Тот ожог я долго помнил и долго ему ужасался. На меня высыпались угли из огромной квадратной печи с черными боками и нестерпимо жарким рубиновым нутром, высыпались, когда я зачем-то потянул на себя торчащую из этого нутра лопату. И ощущение это — когда по тебе скачут, весело запрыгивая в рукава и за шиворот, невыносимые, запредельные, смертельно кусающие огненные блохи — казалось мне самым незабываемым, ярким, жутким в жизни. И вот — нет. Есть вещи и пострашнее, как выяснилось.
Снег не унял боли, но словно отдалил ее, отвел за тонкую грань между терпением и криком. Я прислонился к холодной кирпичной стене и тихо сидел, зажимая коленками мягкий влажный сверток. Еще минута — и можно будет, кажется, встать, но тут сквозь опущенное правое веко мазнуло красным, заскрипел снег, и голос сказал над моей головой:
— Ну, точно. Я же говорю — орал. Эй, чего орал? Что с глазом?..
Правое веко приподнялось, и я понял, что красное — это луч фонарика в руке человека, луч на самом деле желтый, расходящийся кругами по сугробам. Человек присел передо мной, вгляделся:
— Ты чего тут делаешь?..
Я отнял от лица руку и показал ему ладонь, ожидая почему-то, что он вскрикнет, но человек с фонариком молча посветил, посмотрел и поднялся:
— Если идти можешь, пошли. А не можешь — санитара приведу. Ты на что наткнулся? Вот на это? — сильной рукой он раскачал и выдрал из стены толстую, причудливо изогнутую проволоку. — Ну да, да, в темноте — штука страшная. Чего мы только ради баб не делаем, а?.. — он подмигнул, — Ты ведь к беленькой пришел, я знаю. Больше не к кому. Вон, с подарочком даже.... Пошли, сейчас будет тебе беленькая.
Я медленно, скользя спиной по стене, встал и пошел за ним по узкой тропинке в снегу, похожей больше на траншею, чем на человеческий путь.
— А беленькая, она — да, — сказал человек с фонариком. — Тут я согласен.
— У меня кровь? Кровь на руке была? — здоровым глазом я смотрел под ноги, а к больному прижимал тающий сгусток снега.
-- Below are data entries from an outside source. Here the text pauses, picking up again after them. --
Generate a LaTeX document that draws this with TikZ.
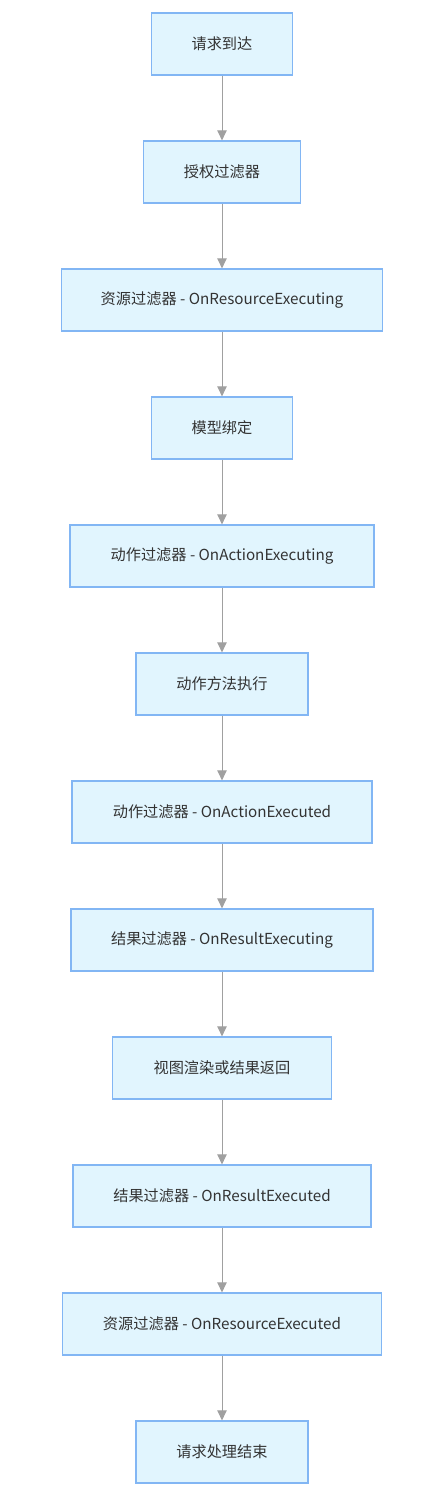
\documentclass[tikz,border=0pt]{standalone}
\usepackage{fontspec}
\setmainfont{Noto Sans CJK SC}
\usetikzlibrary{positioning,arrows.meta}
\definecolor{stagefill}{HTML}{E1F5FE}
\definecolor{stageline}{HTML}{82B6F4}
\definecolor{flowline}{HTML}{A0A0A0}
\definecolor{stagetext}{HTML}{333333}
\tikzstyle{stage} = [rectangle,
                    align = center,
                    draw=stageline,
                    fill=stagefill,
                    text=stagetext,
                    line width=0.9pt,
                    minimum height=46.5pt,
                    font=\fontsize{11.4pt}{13pt}\selectfont]

\begin{document}
\begin{tikzpicture}[node distance=48.6pt,
                      >={Triangle[length=7.5pt,width=7pt]},
                      flow/.style={->, draw=flowline, fill=flowline, line width=0.75pt}]
    \useasboundingbox (-166.5pt,33pt) rectangle (165pt,-1096.5pt);
    \node (0) [stage, minimum width=105.75pt] {请求到达};
    \node (1) [below =of 0] [stage, minimum width=117.75pt] {授权过滤器};
    \node (2) [below =of 1] [stage, minimum width=240.75pt] {资源过滤器 - OnResourceExecuting};
    \node (3) [below =of 2] [stage, minimum width=105.75pt] {模型绑定};
    \node (4) [below =of 3] [stage, minimum width=228pt] {动作过滤器 - OnActionExecuting};
    \node (5) [below =of 4] [stage, minimum width=129pt] {动作方法执行};
    \node (6) [below =of 5] [stage, minimum width=225pt] {动作过滤器 - OnActionExecuted};
    \node (7) [below =of 6] [stage, minimum width=226.5pt] {结果过滤器 - OnResultExecuting};
    \node (8) [below =of 7] [stage, minimum width=164.25pt] {视图渲染或结果返回};
    \node (9) [below =of 8] [stage, minimum width=223.5pt] {结果过滤器 - OnResultExecuted};
    \node (10) [below =of 9] [stage, minimum width=239.25pt] {资源过滤器 - OnResourceExecuted};
    \node (11) [below =of 10] [stage, minimum width=129pt] {请求处理结束};
    \foreach \a/\b in {0/1,1/2,2/3,3/4,4/5,5/6,6/7,7/8,8/9,9/10,10/11}
      \path[flow] (\a) edge (\b);
  \end{tikzpicture}
\end{document}
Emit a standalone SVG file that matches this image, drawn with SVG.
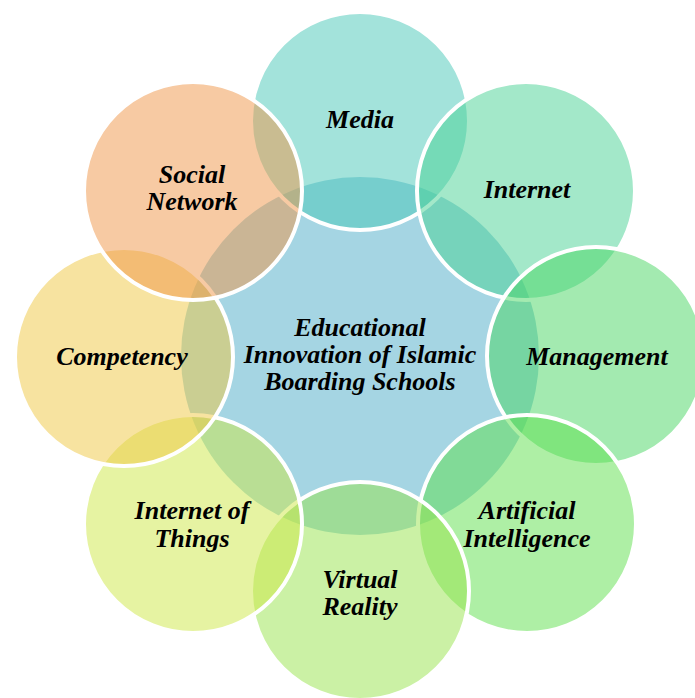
<svg xmlns="http://www.w3.org/2000/svg" width="695" height="698" viewBox="0 0 695 698">
  <style>
    .hub { fill: #a5d5e3; }
    .petal { stroke: #ffffff; stroke-width: 4; fill-opacity: 0.5; }
    .label { font-family: "Liberation Serif", "Times New Roman", serif; font-weight: bold; font-style: italic; font-size: 26px; fill: #000000; text-anchor: middle; }
  </style>
  <rect width="695" height="698" fill="#ffffff"/>

  <g id="hub">
    <circle class="hub" cx="360" cy="356" r="179"/>
  </g>

  <g id="media">
    <circle class="petal" cx="360" cy="121" r="109" fill="#47c7b7"/>
    <text class="label" x="360" y="128">Media</text>
  </g>

  <g id="internet">
    <circle class="petal" cx="526" cy="191" r="109" fill="#47d193"/>
    <text class="label" x="527" y="198">Internet</text>
  </g>

  <g id="management">
    <circle class="petal" cx="596" cy="356" r="109" fill="#47d561"/>
    <text class="label" x="597" y="365">Management</text>
  </g>

  <g id="artificial-intelligence">
    <circle class="petal" cx="527" cy="524" r="109" fill="#5ddf4b"/>
    <text class="label" x="527" y="519">Artificial</text>
    <text class="label" x="527" y="547">Intelligence</text>
  </g>

  <g id="virtual-reality">
    <circle class="petal" cx="360" cy="591" r="109" fill="#97e34b"/>
    <text class="label" x="360" y="588">Virtual</text>
    <text class="label" x="360" y="615">Reality</text>
  </g>

  <g id="internet-of-things">
    <circle class="petal" cx="193" cy="524" r="109" fill="#cde745"/>
    <text class="label" x="192" y="519">Internet of</text>
    <text class="label" x="192" y="547">Things</text>
  </g>

  <g id="competency">
    <circle class="petal" cx="124" cy="357" r="109" fill="#efc741"/>
    <text class="label" x="122" y="365">Competency</text>
  </g>

  <g id="social-network">
    <circle class="petal" cx="193" cy="191" r="109" fill="#ef9547"/>
    <text class="label" x="192" y="183">Social</text>
    <text class="label" x="192" y="210">Network</text>
  </g>

  <!-- hub caption sits above every petal -->
  <g id="hub-label">
    <text class="label" x="360" y="336">Educational</text>
    <text class="label" x="360" y="363">Innovation of Islamic</text>
    <text class="label" x="360" y="390">Boarding Schools</text>
  </g>

  <g id="connectors"></g>
</svg>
— А ты об этом не думай, — махнул рукой человек. — Будешь думать — еще больнее станет. Кровь, не кровь, сейчас разницы нет. Вот сюда, в дверь, проходи. Знаешь, я один раз видел мужика, которому половину башки снесло, газ в доме взорвался. Привезли его, а он в сознании, разговаривает, на вопросы отвечает. Сам от машины шел, разве что за стенку держался. А по дороге в туалет завернул... — он поддержал меня за локоть, помогая одолеть обледеневшие деревянные ступеньки, — Вот, завернул он в туалет, а там — зеркало. Представляешь, что он в зеркале увидел?.. Только что был нормальный, шутил вроде, а как увидел — помер на месте, даже врач добежать не успел. Так что не думай и в зеркала не смотрись.